Rates of pathologic complete response after neoadjuvant datopotamab deruxtecan in neoadjuvant breast cancer
Dr Jane Lowe Meisel - Winship Canter Institute, Atlanta, USA
The abstract I presented was the datopotamab deruxtecan arm of I-SPY2.2 which is a complex neoadjuvant chemotherapy trial for patients with high risk stage 2-3 breast cancer. It’s looking at neoadjuvant therapies and trying to figure out what are the novel things we can do in the neoadjuvant setting to help patients hopefully have a higher likelihood of cure, potentially with less toxicity.
The way the study works is that there is an investigational block of treatment that patients go on first, so that can be one drug or a drug combination. In the case of the data I presented yesterday, or Friday, it was datopotamab deruxtecan given once IV every three weeks for four treatments. The patients do very well on that, we monitor them with blood tests, serial MRIs throughout that 12-week treatment block, and then a biopsy at the end of the treatment block. If they do well enough with regards to all those tests, helping us think they might have gotten a complete response from just the investigational drugs, then they can actually bypass more traditional chemotherapy and go to surgery after just those four treatments.

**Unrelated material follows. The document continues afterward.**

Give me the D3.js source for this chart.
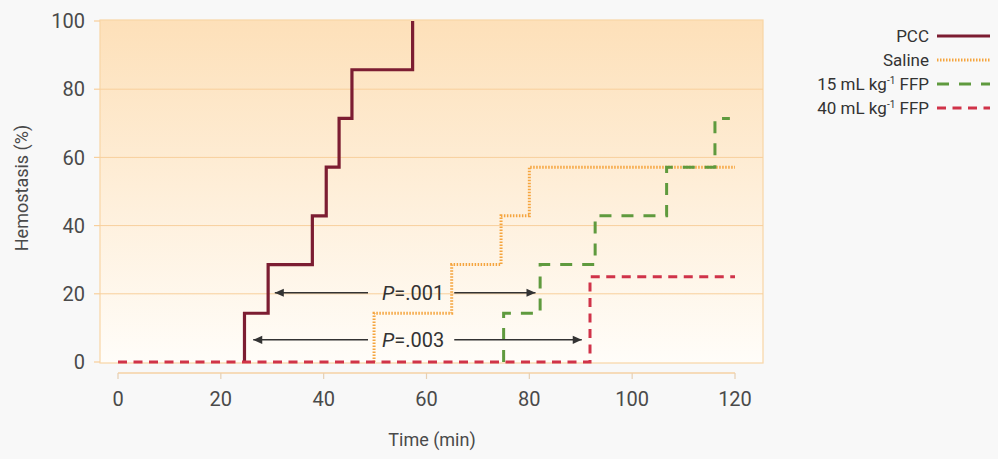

If enough patients do that in a particular arm then that investigational treatment can, what we call, graduate, meaning go on to further phase III study. For example pembrolizumab actually did that as part of the I-SPY trial years ago and then went on to be studied in KEYNOTE-355 and also in KEYNOTE-522 to become part of the standard of care.
But if patients don’t get to complete response or don’t get to a predicted complete response with those first treatments then they go on to more traditional therapy. There’s a second block that’s a taxane-based chemotherapy for 12 weeks and then the third block is traditional AC. Similarly to what happens in block A there with the investigational treatment, if a patient has a good response after block B they’re able to go to surgery after that and bypass block C which is the Adriamycin-based therapy.

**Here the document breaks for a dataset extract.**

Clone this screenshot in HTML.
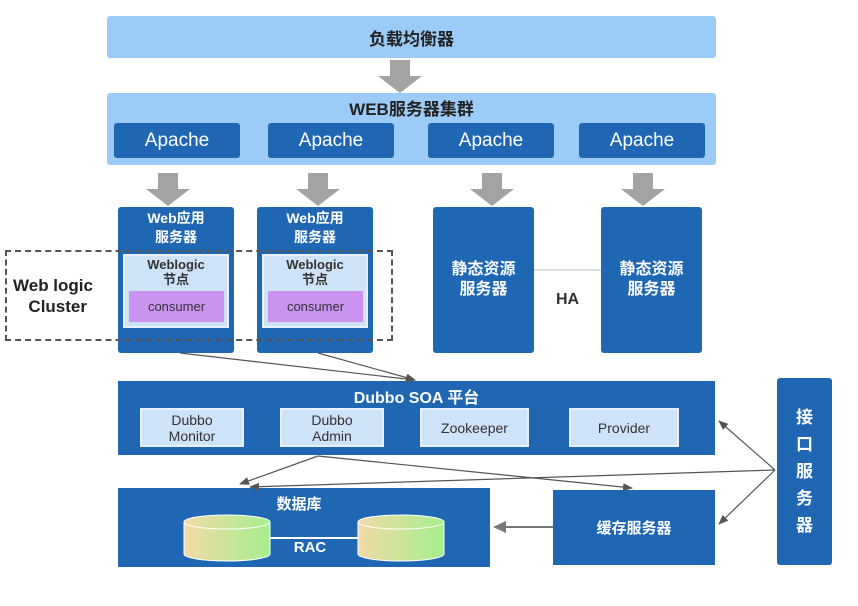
<!DOCTYPE html>
<html><head><meta charset="utf-8"><style>
body{margin:0;width:858px;height:606px;background:#fff;position:relative;overflow:hidden;font-family:"Liberation Sans","Noto Sans CJK SC",sans-serif}
.a{position:absolute;box-sizing:border-box;display:flex;align-items:center;justify-content:center;text-align:center}
.lb{background:#9dcbf7;color:#222;font-weight:bold}
.db{background:#1f67b3;color:#fff}
.r{border-radius:3px}
.lt{background:#cfe3f8;color:#333;border:2px solid #e8f1fb;font-size:14px;line-height:16px}
</style></head><body>
<div class="a lb r" style="left:107px;top:16px;width:609px;height:42px;font-size:17px">负载均衡器</div>
<div class="a lb r" style="left:107px;top:93px;width:609px;height:72px;align-items:flex-start;padding-top:2px;font-size:17px">WEB服务器集群</div>
<div class="a db r" style="left:114px;top:123px;width:126px;height:35px;font-size:19px">Apache</div>
<div class="a db r" style="left:268px;top:123px;width:126px;height:35px;font-size:19px">Apache</div>
<div class="a db r" style="left:428px;top:123px;width:126px;height:35px;font-size:19px">Apache</div>
<div class="a db r" style="left:579px;top:123px;width:126px;height:35px;font-size:19px">Apache</div>

<div class="a db r" style="left:118px;top:207px;width:116px;height:146px;align-items:flex-start;font-weight:bold;font-size:14px;line-height:19px;padding-top:2px">Web应用<br>服务器</div>
<div class="a db r" style="left:257px;top:207px;width:116px;height:146px;align-items:flex-start;font-weight:bold;font-size:14px;line-height:19px;padding-top:2px">Web应用<br>服务器</div>
<div class="a" style="left:123px;top:254px;width:106px;height:74px;background:#cfe3f8;border:2px solid #e8f1fb;align-items:flex-start;color:#333;font-weight:bold;font-size:13px;line-height:15px;padding-top:1px">Weblogic<br>节点</div>
<div class="a" style="left:262px;top:254px;width:106px;height:74px;background:#cfe3f8;border:2px solid #e8f1fb;align-items:flex-start;color:#333;font-weight:bold;font-size:13px;line-height:15px;padding-top:1px">Weblogic<br>节点</div>
<div class="a" style="left:129px;top:291px;width:95px;height:31px;background:#c993ef;color:#333;font-size:13px">consumer</div>
<div class="a" style="left:268px;top:291px;width:95px;height:31px;background:#c993ef;color:#333;font-size:13px">consumer</div>
<div class="a" style="left:5px;top:250px;width:388px;height:91px;border:2px dashed #555;justify-content:flex-start;padding-left:6px;font-weight:bold;font-size:17px;line-height:21px;color:#222">Web logic<br>&nbsp;&nbsp;Cluster</div>

<div class="a db r" style="left:433px;top:207px;width:101px;height:146px;font-weight:bold;font-size:16px;line-height:20px">静态资源<br>服务器</div>
<div class="a db r" style="left:601px;top:207px;width:101px;height:146px;font-weight:bold;font-size:16px;line-height:20px">静态资源<br>服务器</div>
<div class="a" style="left:540px;top:290px;width:55px;height:20px;font-weight:bold;font-size:16px;color:#333">HA</div>

<div class="a db" style="left:118px;top:381px;width:597px;height:74px;align-items:flex-start;font-weight:bold;font-size:16px;padding-top:3px">Dubbo SOA 平台</div>
<div class="a lt" style="left:140px;top:408px;width:104px;height:39px">Dubbo<br>Monitor</div>
<div class="a lt" style="left:280px;top:408px;width:104px;height:39px">Dubbo<br>Admin</div>
<div class="a lt" style="left:420px;top:408px;width:109px;height:39px">Zookeeper</div>
<div class="a lt" style="left:569px;top:408px;width:110px;height:39px">Provider</div>

<div class="a db r" style="left:777px;top:378px;width:55px;height:187px;font-weight:bold;font-size:17px;line-height:27px">接<br>口<br>服<br>务<br>器</div>
<div class="a db" style="left:118px;top:488px;width:372px;height:79px;align-items:flex-start;font-weight:bold;font-size:15px;padding-top:5px;padding-right:10px">数据库</div>
<div class="a db" style="left:553px;top:490px;width:162px;height:75px;font-weight:bold;font-size:15px">缓存服务器</div>
<div class="a" style="left:280px;top:537px;width:60px;height:20px;color:#fff;font-weight:bold;font-size:15px">RAC</div>

<svg width="858" height="606" style="position:absolute;left:0;top:0">
<defs>
<linearGradient id="g" x1="0" x2="1"><stop offset="0" stop-color="#f2d9a8"/><stop offset="1" stop-color="#a5ef8c"/></linearGradient>
<marker id="m" markerWidth="10" markerHeight="8" refX="9" refY="4" orient="auto" markerUnits="userSpaceOnUse"><path d="M0,0L10,4L0,8z" fill="#555"/></marker>
</defs>
<g fill="#a3a3a3">
<path d="M390,60h20v16h12l-22,17l-22,-17h12z"/>
<path d="M158,173h20v16h12l-22,17l-22,-17h12z"/>
<path d="M308,173h20v16h12l-22,17l-22,-17h12z"/>
<path d="M482,173h20v16h12l-22,17l-22,-17h12z"/>
<path d="M633,173h20v16h12l-22,17l-22,-17h12z"/>
</g>
<line x1="534" y1="270" x2="601" y2="270" stroke="#ddd" stroke-width="2"/>
<g stroke="#555" stroke-width="1.2" fill="none" marker-end="url(#m)">
<line x1="180" y1="353" x2="415" y2="380"/>
<line x1="318" y1="353" x2="415" y2="380"/>
<line x1="318" y1="456" x2="240" y2="484"/>
<line x1="318" y1="456" x2="632" y2="488"/>
<line x1="775" y1="470" x2="250" y2="487"/>
<line x1="775" y1="470" x2="719" y2="421"/>
<line x1="775" y1="470" x2="719" y2="524"/>
</g>
<path d="M553,527H505" stroke="#777" stroke-width="2"/><path d="M493,527l13,-6v12z" fill="#777"/>
<g stroke="#fff" stroke-width="1">
<path d="M184,522v32a43,7 0 0 0 86,0v-32" fill="url(#g)"/><ellipse cx="227" cy="522" rx="43" ry="7" fill="url(#g)"/>
<path d="M358,522v32a43,7 0 0 0 86,0v-32" fill="url(#g)"/><ellipse cx="401" cy="522" rx="43" ry="7" fill="url(#g)"/>
</g>
<line x1="270" y1="538" x2="358" y2="538" stroke="#fff" stroke-width="2"/>
</svg>
</body></html>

So it’s kind of complicated, it’s a little easier to explain with slides, but basically the idea is that you’re personalising treatment a little bit more, getting responses in real time and therefore getting patients the drugs that they need but hopefully not overtreating them. So that was the basis of this trial. There are many different drugs being studied as part of I-SPY2.2 but this was one of the first arms of the study to fully enrol and is the first one to report out.
So we reported out on 103 patients that were enrolled over the course of 10 months on this study. These patients all received datopotamab once every three weeks for four cycles. We reported out just on the results of the block A so we don’t yet have the data on everyone who went through block B and C but we know that of the 103 patients that started 32%, 33 of the 103 patients, were able to go straight to surgery after that first 12 weeks of treatment. So four cycles of datopotamab, they went straight to surgery, which is really pretty exciting. But the way the statistics work out, because you have to meet a certain threshold that’s actually fairly high in certain subgroups to graduate onto further study, statistically the drug did not meet criteria to go on to be studied further in a phase III trial on its own.

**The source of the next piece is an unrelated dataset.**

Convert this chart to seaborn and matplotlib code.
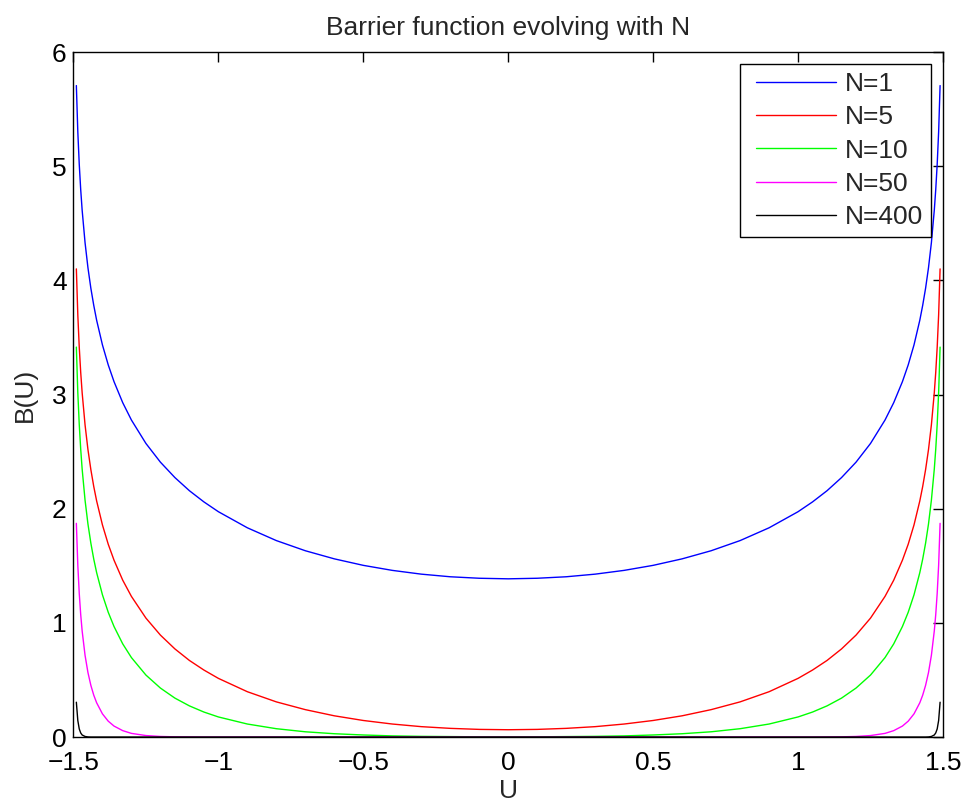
import numpy as np
import pandas as pd
import matplotlib
matplotlib.use("Agg")
import matplotlib.pyplot as plt
from matplotlib.legend_handler import HandlerLine2D
import seaborn as sns

# Sample positions along U (denser near the barriers at +/-1.5)
U = [-1.49, -1.485, -1.48, -1.475, -1.47, -1.46, -1.45, -1.44, -1.43, -1.42,
     -1.40, -1.38, -1.36, -1.33, -1.30, -1.25, -1.20, -1.15, -1.10, -1.05,
     -1.00, -0.90, -0.80, -0.70, -0.60, -0.50, -0.40, -0.30, -0.20, -0.10,
     0.00,
     0.10, 0.20, 0.30, 0.40, 0.50, 0.60, 0.70, 0.80, 0.90, 1.00,
     1.05, 1.10, 1.15, 1.20, 1.25, 1.30, 1.33, 1.36, 1.38, 1.40,
     1.42, 1.43, 1.44, 1.45, 1.46, 1.47, 1.475, 1.48, 1.485, 1.49]

B_N1 = [5.707, 5.303, 5.017, 4.796, 4.615, 4.331, 4.111, 3.932, 3.782, 3.651,
        3.435, 3.260, 3.113, 2.929, 2.777, 2.572, 2.408, 2.273, 2.158, 2.060,
        1.974, 1.833, 1.721, 1.632, 1.561, 1.504, 1.460, 1.427, 1.404, 1.391,
        1.386,
        1.391, 1.404, 1.427, 1.460, 1.504, 1.561, 1.632, 1.721, 1.833, 1.974,
        2.060, 2.158, 2.273, 2.408, 2.572, 2.777, 2.929, 3.113, 3.260, 3.435,
        3.651, 3.782, 3.932, 4.111, 4.331, 4.615, 4.796, 5.017, 5.303, 5.707]

B_N5 = [4.101, 3.699, 3.415, 3.195, 3.016, 2.735, 2.518, 2.343, 2.195, 2.068,
        1.858, 1.689, 1.549, 1.374, 1.232, 1.042, 0.893, 0.772, 0.671, 0.587,
        0.514, 0.397, 0.308, 0.240, 0.186, 0.145, 0.114, 0.091, 0.076, 0.067,
        0.064,
        0.067, 0.076, 0.091, 0.114, 0.145, 0.186, 0.240, 0.308, 0.397, 0.514,
        0.587, 0.671, 0.772, 0.893, 1.042, 1.232, 1.374, 1.549, 1.689, 1.858,
        2.068, 2.195, 2.343, 2.518, 2.735, 3.016, 3.195, 3.415, 3.699, 4.101]

B_N10 = [3.416, 3.018, 2.738, 2.522, 2.347, 2.075, 1.866, 1.699, 1.559, 1.440,
         1.246, 1.093, 0.968, 0.816, 0.696, 0.543, 0.429, 0.341, 0.273, 0.219,
         0.176, 0.114, 0.073, 0.046, 0.029, 0.018, 0.010, 0.006, 0.004, 0.002,
         0.002,
         0.002, 0.004, 0.006, 0.010, 0.018, 0.029, 0.046, 0.073, 0.114, 0.176,
         0.219, 0.273, 0.341, 0.429, 0.543, 0.696, 0.816, 0.968, 1.093, 1.246,
         1.440, 1.559, 1.699, 1.866, 2.075, 2.347, 2.522, 2.738, 3.018, 3.416]

B_N50 = [1.872, 1.506, 1.258, 1.073, 0.929, 0.716, 0.565, 0.453, 0.367, 0.300,
         0.203, 0.139, 0.096, 0.056, 0.032, 0.013, 0.005, 0.002, 0.001, 0.000,
         0.000, 0.000, 0.000, 0.000, 0.000, 0.000, 0.000, 0.000, 0.000, 0.000,
         0.000,
         0.000, 0.000, 0.000, 0.000, 0.000, 0.000, 0.000, 0.000, 0.000, 0.000,
         0.000, 0.001, 0.002, 0.005, 0.013, 0.032, 0.056, 0.096, 0.139, 0.203,
         0.300, 0.367, 0.453, 0.565, 0.716, 0.929, 1.073, 1.258, 1.506, 1.872]

B_N400 = [0.305, 0.145, 0.071, 0.036, 0.018, 0.005, 0.001, 0.000, 0.000, 0.000,
          0.000, 0.000, 0.000, 0.000, 0.000, 0.000, 0.000, 0.000, 0.000, 0.000,
          0.000, 0.000, 0.000, 0.000, 0.000, 0.000, 0.000, 0.000, 0.000, 0.000,
          0.000,
          0.000, 0.000, 0.000, 0.000, 0.000, 0.000, 0.000, 0.000, 0.000, 0.000,
          0.000, 0.000, 0.000, 0.000, 0.000, 0.000, 0.000, 0.000, 0.000, 0.000,
          0.000, 0.000, 0.000, 0.001, 0.005, 0.018, 0.036, 0.071, 0.145, 0.305]

series_labels = ["N=1", "N=5", "N=10", "N=50", "N=400"]
series_values = [B_N1, B_N5, B_N10, B_N50, B_N400]
series_colors = ["#0000ff", "#ff0000", "#00ff00", "#ff00ff", "#000000"]

frames = [pd.DataFrame({"U": U, "B": vals, "series": lab})
          for lab, vals in zip(series_labels, series_values)]
df = pd.concat(frames, ignore_index=True)

sns.set_style("white")
plt.rcParams["font.family"] = ["Liberation Sans", "DejaVu Sans"]
plt.rcParams["axes.unicode_minus"] = True

fig = plt.figure(figsize=(9.64, 8.02), dpi=100)
ax = fig.add_axes([0.0762, 0.081, 0.902, 0.854])

sns.lineplot(data=df, x="U", y="B", hue="series", hue_order=series_labels,
             palette=dict(zip(series_labels, series_colors)),
             estimator=None, sort=False, linewidth=1.0, legend=False, ax=ax)

ax.set_xlim(-1.5, 1.5)
ax.set_ylim(0, 6)
ax.set_xticks([-1.5, -1.0, -0.5, 0.0, 0.5, 1.0, 1.5])
ax.set_xticklabels(["\u22121.5", "\u22121", "\u22120.5", "0", "0.5", "1", "1.5"])
ax.set_yticks([0, 1, 2, 3, 4, 5, 6])

fs = 19
ax.tick_params(direction="in", top=True, right=True, length=7, width=1,
               labelsize=fs, color="black", labelcolor="black")
ax.tick_params(axis="x", pad=10)
ax.tick_params(axis="y", pad=5)
for sp in ax.spines.values():
    sp.set_visible(True)
    sp.set_color("black")
    sp.set_linewidth(1.0)

ax.set_xlabel("U", fontsize=fs, labelpad=3)
ax.set_ylabel("B(U)", fontsize=fs, labelpad=11)
ax.set_title("Barrier function evolving with N", fontsize=fs, pad=12)

handles = ax.get_lines()[:len(series_labels)]
leg = ax.legend(handles, series_labels, loc="upper right", fontsize=fs,
                frameon=True, fancybox=False, framealpha=1, edgecolor="black",
                handlelength=3.33, handletextpad=0.34, labelspacing=0.35,
                borderpad=0.3, borderaxespad=0.46,
                handler_map={h: HandlerLine2D(xpad=0.3) for h in handles})
leg.get_frame().set_linewidth(1.0)

fig.savefig("out.png", dpi=100)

What I would say is that it’s still very exciting, it was extremely well tolerated and there is a lot of excitement about the potential for combining datopotamab with other drugs, potentially, in the neoadjuvant space. So datopotamab plus durvalumab is another arm of I-SPY2.2 that my colleague Dr Shatsky will be reporting on tomorrow. I would definitely encourage people to look at and watch that presentation. And there are some studies ongoing, such as TROPION-Breast04, which will look at a longer duration of datopotamab deruxtecan plus durvalumab in the neoadjuvant space. So there’s definitely more to come from this drug but those were the results of the dato arm of the I-SPY2.2.
The impact of the trial in clinic, we’ve somewhat already seen. I-SPY2.2 is the newest iteration of the trial but the trial began with I-SPY2 which started in 2010. Actually there have been almost two dozen agents studied now, a number of which have graduated to further study and some, like pembrolizumab, have actually changed the standard of care in some spaces, like the triple negative breast cancer. So my hope is that the trial will continue to have impact in that way. There are already new agents being studied in block A and new arms of that study being enrolled. So the trial continues to have a lot of uptake and there will be future potential arms of the study as well that will potentially change the standard of care.